Passez ! Matins qui s’éveillent ! Je ne suis qu’une bouteille.
Après m’avoir bue au goulot, Il m’a jetée, l’ostrogot, Au fond du caniveau, pour morte, Détritus que l’eau sale emporte. Il ne m’a pas fait de quartier, Il m’a jetée sans pitié Comme si on pouvait jeter Celle qui vous a tout donné.
Allez ! Matins qui s’éveillent ! Je ne suis qu’une bouteille.
Rien qu’à contempler sa dégaine Je l’avais deviné en peine, J’avais lu au fond de ses yeux Le verbe noir des malchanceux. J’ai pris un peu de sa souffrance, Il m’a prise sans résistance, Décapsulée, mise nue, L’âme diaphane, il ma bue.
Passez ! Matins qui s’éveillent ! Je ne suis qu’une bouteille.
Il avait les paumes calleuses, Les yeux cernés, les joues creuses, Il n’a pas prononcé un mot, Les mots qu’il pensait pesaient trop Sur les épaules de sa perte. Ouverte, je me suis offerte. Il a puisé dans mes entrailles Le dernier feu de ses batailles.
Passez ! Matins qui s’éveillent ! Je ne suis qu’une bouteille.

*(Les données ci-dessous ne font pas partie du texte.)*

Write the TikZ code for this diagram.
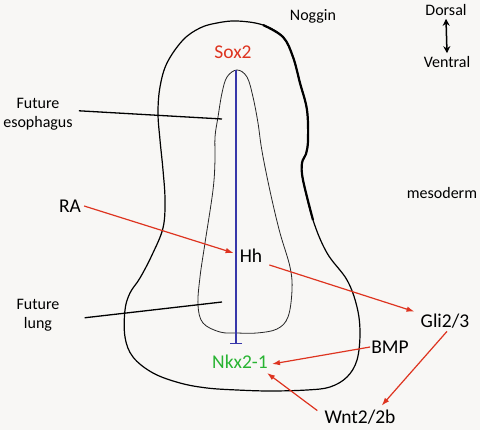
\documentclass[tikz,border=0pt]{standalone}
\usepackage{fontspec}
\setmainfont{Carlito}
\usetikzlibrary{arrows.meta,calc}
\definecolor{bg}{RGB}{248,247,245}
\definecolor{redA}{RGB}{222,52,32}
\definecolor{greenA}{RGB}{40,180,50}
\definecolor{blueA}{RGB}{55,55,170}
\tikzset{
  big/.style={font=\fontsize{19.5}{21}\selectfont, inner sep=1pt},
  small/.style={font=\fontsize{16}{19}\selectfont, inner sep=1pt, align=center},
  redarrow/.style={draw=redA, line width=1.2pt, -{Latex[length=8pt,width=5.5pt]}},
  pointer/.style={draw=black, line width=1.3pt},
  outline/.style={draw=black, line width=1.2pt},
  inner/.style={draw=black!85, line width=0.8pt},
  inhib/.style={draw=blueA, line width=1.2pt, -{Bar[width=12pt]}}
}
\begin{document}
\begin{tikzpicture}[x=1pt,y=-1pt]
\fill[bg] (0,0) rectangle (480,430);
\useasboundingbox (0,0) rectangle (480,430);
% outer outline
\draw[outline] plot[smooth cycle, tension=0.6] coordinates {
 (217,23) (237,21) (263,25) (283,37) (293,57) (300,83) (307,110) (308,140)
 (306,154) (302,163) (303,180) (313,220) (327,253) (347,280) (357,307)
 (360,333) (357,360) (347,377) (330,387) (307,390) (270,391) (237,390)
 (207,388) (180,383) (153,373) (133,357) (125,337) (125,310) (130,293)
 (140,278) (152,255) (163,228) (165,200) (163,170) (160,140) (158,113)
 (160,87) (167,63) (183,40) (200,28)};
\draw[draw=black, line width=2.2pt] plot[smooth, tension=0.6] coordinates {
 (263,25) (283,37) (293,57) (300,83) (307,110) (308,140) (306,154) (302,163) (303,180) (313,220)};
% inner outline
\draw[inner] plot[smooth cycle, tension=0.6] coordinates {
 (237,70) (247,77) (253,97) (258,123) (261,145) (265,167) (272,200) (280,233)
 (290,267) (292,290) (288,317) (277,329) (257,333) (237,333) (220,332)
 (203,323) (198,305) (200,277) (205,243) (213,190) (215,160) (215,137)
 (218,117) (222,93) (227,77)};
% labels
\node[big, text=redA] (sox) at (233,52) {Sox2};
\node[small] (nog) at (313,16) {Noggin};
\node[small] (dor) at (446,10) {Dorsal};
\node[small] (ven) at (447,62) {Ventral};
\node[small] (meso) at (442,193) {mesoderm};
\node[small] (eso) at (38,114) {Future\\esophagus};
\node[small] (lung) at (38,315) {Future\\lung};
\node[big] (ra) at (70,206) {RA};
\node[big] (hh) at (251,256) {Hh};
\node[big] (gli) at (445,321) {Gli2/3};
\node[big] (bmp) at (390,347) {BMP};
\node[big, text=greenA] (nkx) at (240,362) {Nkx2-1};
\node[big] (wnt) at (360,417) {Wnt2/2b};
% coordinates for free ends
\coordinate (esoend) at (222,119);
\coordinate (lungend) at (222,302);
\coordinate (btop) at (236,70);
\coordinate (bbot) at (236,344);
% connectors
\draw[pointer] ($(eso.north east)+(5,14)$) -- (esoend);
\draw[pointer] ($(lung.north east)+(24,20)$) -- (lungend);
\draw[inhib] (btop) -- (bbot);
\draw[redarrow] ($(ra.east)+(2,0)$) -- ($(hh.west)+(-5,-3)$);
\draw[redarrow] ($(hh.south east)+(6,1)$) -- ($(gli.north west)+(-5,-1)$);
\draw[redarrow] (bmp.west) -- ($(nkx.east)+(3,2)$);
\draw[redarrow] ($(gli.south)+(2,2)$) -- ($(wnt.north east)+(-15,-3)$);
\draw[redarrow] ($(wnt.north west)+(-6,2)$) -- ($(nkx.south east)+(-2,3)$);
\draw[draw=black, line width=1.5pt, {Stealth[length=7pt,width=7pt]}-{Stealth[length=7pt,width=7pt]}] ($(dor.south)+(0,2)$) -- ($(ven.north)+(0,-2)$);
\end{tikzpicture}
\end{document}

Gisant à deux pas de l’égout, Entre indifférence et dégoût, Je vais terminer ma carrière Explosée, en bout de misère Car un zig à court d’émotion M’a prise pour médication. Il m’a fait mal, il m’a fait peur, Il m’a fêlée côté cœur.
Passez ! Matins qui sommeillent ! Je n’étais qu’une bouteille.